> _What you have to do_
Each line containing the word "Convert" should be found and copied.

(Collected data entries)
>>

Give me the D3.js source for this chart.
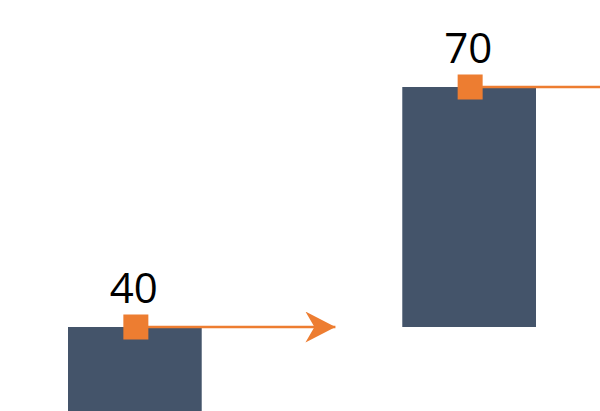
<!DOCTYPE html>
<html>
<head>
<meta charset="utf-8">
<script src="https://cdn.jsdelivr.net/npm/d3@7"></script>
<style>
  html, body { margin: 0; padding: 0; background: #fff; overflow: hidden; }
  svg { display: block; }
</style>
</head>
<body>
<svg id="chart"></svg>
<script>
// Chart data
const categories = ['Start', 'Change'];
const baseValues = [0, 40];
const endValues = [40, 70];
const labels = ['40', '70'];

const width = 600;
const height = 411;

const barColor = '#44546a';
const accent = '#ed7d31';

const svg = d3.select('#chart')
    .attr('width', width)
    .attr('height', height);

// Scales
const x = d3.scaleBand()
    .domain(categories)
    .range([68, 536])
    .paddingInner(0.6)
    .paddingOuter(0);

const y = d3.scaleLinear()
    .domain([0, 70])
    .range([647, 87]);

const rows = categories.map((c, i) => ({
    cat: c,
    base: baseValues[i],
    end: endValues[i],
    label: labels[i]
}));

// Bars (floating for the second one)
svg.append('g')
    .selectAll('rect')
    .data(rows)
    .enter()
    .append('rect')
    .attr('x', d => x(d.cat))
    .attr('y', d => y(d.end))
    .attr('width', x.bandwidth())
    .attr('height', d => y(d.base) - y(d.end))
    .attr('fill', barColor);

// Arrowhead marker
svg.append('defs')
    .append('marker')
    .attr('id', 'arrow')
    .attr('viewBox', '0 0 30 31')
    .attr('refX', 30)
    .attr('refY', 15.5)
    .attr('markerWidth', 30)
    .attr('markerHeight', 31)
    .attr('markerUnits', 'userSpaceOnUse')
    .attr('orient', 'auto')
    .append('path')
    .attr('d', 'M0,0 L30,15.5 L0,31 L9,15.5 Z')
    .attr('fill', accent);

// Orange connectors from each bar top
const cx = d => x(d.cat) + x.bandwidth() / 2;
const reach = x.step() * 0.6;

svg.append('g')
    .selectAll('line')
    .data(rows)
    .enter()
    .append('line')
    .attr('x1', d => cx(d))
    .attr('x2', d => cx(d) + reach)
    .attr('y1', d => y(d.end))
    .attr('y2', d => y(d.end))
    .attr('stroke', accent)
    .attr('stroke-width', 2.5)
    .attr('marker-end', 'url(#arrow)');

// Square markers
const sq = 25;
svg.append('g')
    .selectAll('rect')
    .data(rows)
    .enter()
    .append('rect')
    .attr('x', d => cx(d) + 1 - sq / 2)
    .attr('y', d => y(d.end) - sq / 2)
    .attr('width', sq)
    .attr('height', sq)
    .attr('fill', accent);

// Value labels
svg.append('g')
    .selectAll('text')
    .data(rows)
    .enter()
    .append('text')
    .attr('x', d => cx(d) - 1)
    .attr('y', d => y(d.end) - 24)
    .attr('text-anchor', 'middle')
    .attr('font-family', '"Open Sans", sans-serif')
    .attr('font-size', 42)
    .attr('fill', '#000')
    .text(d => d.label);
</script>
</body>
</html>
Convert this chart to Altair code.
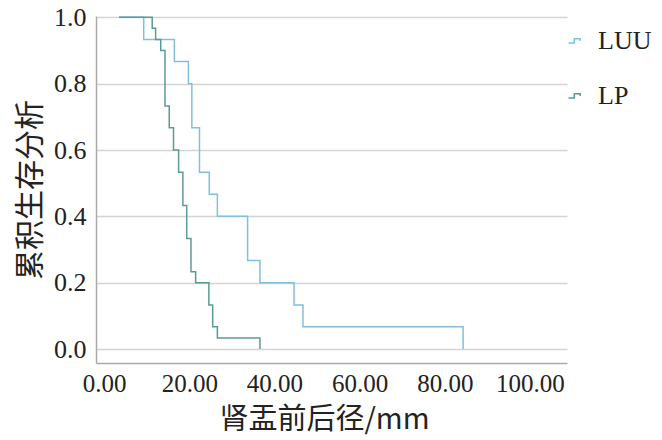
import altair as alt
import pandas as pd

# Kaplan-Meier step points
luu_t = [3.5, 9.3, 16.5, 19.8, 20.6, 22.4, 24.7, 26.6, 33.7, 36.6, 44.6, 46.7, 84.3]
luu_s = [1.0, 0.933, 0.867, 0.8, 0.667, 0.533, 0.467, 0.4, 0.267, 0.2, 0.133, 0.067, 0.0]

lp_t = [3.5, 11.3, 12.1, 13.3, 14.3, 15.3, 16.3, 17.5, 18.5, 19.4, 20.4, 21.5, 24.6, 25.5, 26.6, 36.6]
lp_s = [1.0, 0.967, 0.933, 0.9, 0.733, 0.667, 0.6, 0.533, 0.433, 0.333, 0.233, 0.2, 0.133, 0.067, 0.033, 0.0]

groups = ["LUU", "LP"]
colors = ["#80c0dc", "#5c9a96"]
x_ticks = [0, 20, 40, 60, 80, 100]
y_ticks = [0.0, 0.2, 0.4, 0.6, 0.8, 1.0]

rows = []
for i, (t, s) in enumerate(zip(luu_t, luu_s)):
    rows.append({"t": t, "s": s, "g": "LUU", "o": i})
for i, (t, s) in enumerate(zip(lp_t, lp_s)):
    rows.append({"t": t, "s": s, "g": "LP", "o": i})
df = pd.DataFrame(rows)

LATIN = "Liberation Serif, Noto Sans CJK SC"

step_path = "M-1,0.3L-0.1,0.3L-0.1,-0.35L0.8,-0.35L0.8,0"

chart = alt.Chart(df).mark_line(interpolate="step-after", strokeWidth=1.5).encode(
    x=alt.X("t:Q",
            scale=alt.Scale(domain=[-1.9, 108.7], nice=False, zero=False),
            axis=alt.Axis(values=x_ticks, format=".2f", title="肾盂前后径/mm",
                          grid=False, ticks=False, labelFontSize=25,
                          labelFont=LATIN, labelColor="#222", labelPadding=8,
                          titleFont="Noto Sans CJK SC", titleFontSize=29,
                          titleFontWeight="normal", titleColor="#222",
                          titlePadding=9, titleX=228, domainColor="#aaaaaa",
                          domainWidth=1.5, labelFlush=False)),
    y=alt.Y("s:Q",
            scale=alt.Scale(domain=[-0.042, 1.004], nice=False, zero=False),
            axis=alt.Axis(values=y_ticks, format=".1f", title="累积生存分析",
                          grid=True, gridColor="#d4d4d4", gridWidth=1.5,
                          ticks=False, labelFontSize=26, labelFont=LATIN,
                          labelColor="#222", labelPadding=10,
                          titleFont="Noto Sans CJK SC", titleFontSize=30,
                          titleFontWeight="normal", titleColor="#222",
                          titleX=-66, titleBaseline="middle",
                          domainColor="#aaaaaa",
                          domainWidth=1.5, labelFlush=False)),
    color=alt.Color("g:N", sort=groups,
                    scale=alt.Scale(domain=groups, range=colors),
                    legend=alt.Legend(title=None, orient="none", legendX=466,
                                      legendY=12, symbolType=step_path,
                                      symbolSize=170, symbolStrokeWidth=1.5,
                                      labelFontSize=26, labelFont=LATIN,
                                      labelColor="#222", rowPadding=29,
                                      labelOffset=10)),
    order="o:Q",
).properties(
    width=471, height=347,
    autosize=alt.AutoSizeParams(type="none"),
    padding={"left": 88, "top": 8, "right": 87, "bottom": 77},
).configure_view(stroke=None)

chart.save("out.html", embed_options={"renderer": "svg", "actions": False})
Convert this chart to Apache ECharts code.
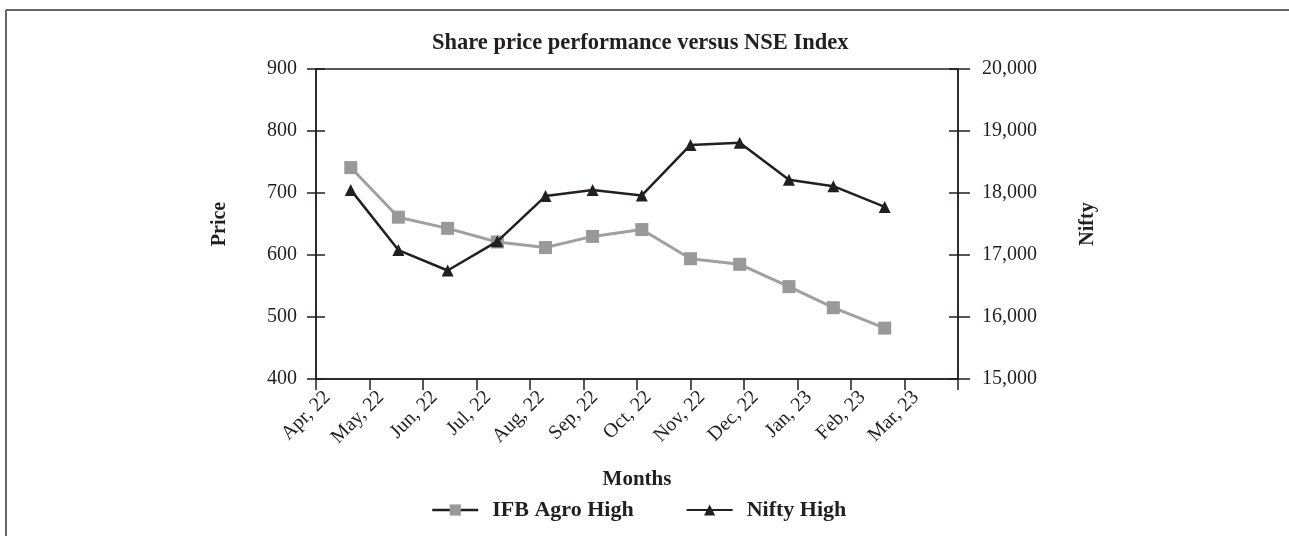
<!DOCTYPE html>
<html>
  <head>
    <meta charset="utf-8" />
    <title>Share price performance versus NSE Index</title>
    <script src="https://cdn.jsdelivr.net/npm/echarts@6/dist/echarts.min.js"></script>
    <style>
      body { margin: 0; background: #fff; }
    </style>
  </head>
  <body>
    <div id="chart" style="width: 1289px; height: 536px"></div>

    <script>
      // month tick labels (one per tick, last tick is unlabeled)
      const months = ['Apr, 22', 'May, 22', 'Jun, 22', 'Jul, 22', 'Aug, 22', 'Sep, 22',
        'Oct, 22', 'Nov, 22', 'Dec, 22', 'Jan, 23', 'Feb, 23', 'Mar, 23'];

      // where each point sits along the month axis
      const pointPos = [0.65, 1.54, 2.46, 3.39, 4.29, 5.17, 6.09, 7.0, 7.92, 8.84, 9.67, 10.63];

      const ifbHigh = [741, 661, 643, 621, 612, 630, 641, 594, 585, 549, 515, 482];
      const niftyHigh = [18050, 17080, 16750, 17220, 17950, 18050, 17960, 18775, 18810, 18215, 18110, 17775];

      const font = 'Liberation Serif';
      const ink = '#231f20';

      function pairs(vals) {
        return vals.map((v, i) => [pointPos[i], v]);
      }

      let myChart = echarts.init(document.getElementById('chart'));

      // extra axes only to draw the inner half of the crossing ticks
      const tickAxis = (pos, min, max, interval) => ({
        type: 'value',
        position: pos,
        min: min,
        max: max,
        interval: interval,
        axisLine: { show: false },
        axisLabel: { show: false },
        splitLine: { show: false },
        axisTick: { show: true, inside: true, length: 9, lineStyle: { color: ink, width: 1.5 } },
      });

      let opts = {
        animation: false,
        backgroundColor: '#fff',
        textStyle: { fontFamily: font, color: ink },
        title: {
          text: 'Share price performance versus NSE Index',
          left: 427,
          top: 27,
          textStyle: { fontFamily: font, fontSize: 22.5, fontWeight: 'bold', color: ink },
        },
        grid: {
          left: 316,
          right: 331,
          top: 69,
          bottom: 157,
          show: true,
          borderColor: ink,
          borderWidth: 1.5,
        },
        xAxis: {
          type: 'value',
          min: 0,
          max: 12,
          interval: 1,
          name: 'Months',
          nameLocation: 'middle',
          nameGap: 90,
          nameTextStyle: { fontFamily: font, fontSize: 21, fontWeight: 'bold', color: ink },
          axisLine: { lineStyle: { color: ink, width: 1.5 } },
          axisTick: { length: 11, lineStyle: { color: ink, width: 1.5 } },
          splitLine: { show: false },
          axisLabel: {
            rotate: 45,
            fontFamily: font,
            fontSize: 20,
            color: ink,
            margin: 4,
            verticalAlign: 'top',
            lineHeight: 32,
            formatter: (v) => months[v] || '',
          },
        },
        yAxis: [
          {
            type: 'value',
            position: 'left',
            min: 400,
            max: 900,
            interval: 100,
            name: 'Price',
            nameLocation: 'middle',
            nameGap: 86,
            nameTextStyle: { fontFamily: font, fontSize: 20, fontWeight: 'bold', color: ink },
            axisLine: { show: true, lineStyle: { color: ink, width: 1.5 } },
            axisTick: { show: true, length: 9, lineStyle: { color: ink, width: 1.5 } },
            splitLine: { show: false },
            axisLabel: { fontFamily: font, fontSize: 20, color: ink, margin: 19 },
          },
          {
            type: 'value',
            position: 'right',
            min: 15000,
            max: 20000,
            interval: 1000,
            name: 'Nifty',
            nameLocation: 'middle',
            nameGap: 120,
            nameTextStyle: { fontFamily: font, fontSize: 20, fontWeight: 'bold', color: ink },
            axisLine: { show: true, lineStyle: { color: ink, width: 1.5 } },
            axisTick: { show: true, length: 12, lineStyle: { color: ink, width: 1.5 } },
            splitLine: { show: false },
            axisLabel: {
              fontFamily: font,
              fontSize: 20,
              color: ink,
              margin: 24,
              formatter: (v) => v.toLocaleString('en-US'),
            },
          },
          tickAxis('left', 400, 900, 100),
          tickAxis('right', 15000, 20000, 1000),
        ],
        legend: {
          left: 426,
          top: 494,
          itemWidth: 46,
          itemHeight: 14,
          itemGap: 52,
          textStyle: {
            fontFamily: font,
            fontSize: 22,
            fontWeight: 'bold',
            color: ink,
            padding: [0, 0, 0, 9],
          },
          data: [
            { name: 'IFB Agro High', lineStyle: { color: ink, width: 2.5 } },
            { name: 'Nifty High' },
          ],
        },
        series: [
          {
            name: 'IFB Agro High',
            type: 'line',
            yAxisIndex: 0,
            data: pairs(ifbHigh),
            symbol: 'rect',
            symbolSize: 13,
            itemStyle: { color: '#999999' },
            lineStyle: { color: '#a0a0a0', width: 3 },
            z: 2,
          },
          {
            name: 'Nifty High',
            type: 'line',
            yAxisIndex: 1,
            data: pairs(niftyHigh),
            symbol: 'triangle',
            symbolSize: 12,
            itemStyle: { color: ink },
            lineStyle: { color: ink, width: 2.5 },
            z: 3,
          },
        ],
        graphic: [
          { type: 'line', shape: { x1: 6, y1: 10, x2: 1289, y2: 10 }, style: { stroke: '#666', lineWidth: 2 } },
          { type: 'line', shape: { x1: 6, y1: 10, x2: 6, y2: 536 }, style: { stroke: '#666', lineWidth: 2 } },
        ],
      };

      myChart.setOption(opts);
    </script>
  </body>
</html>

<<

> _Exercise output_
Convert this chart to Altair code.
Convert this chart to Apache ECharts code.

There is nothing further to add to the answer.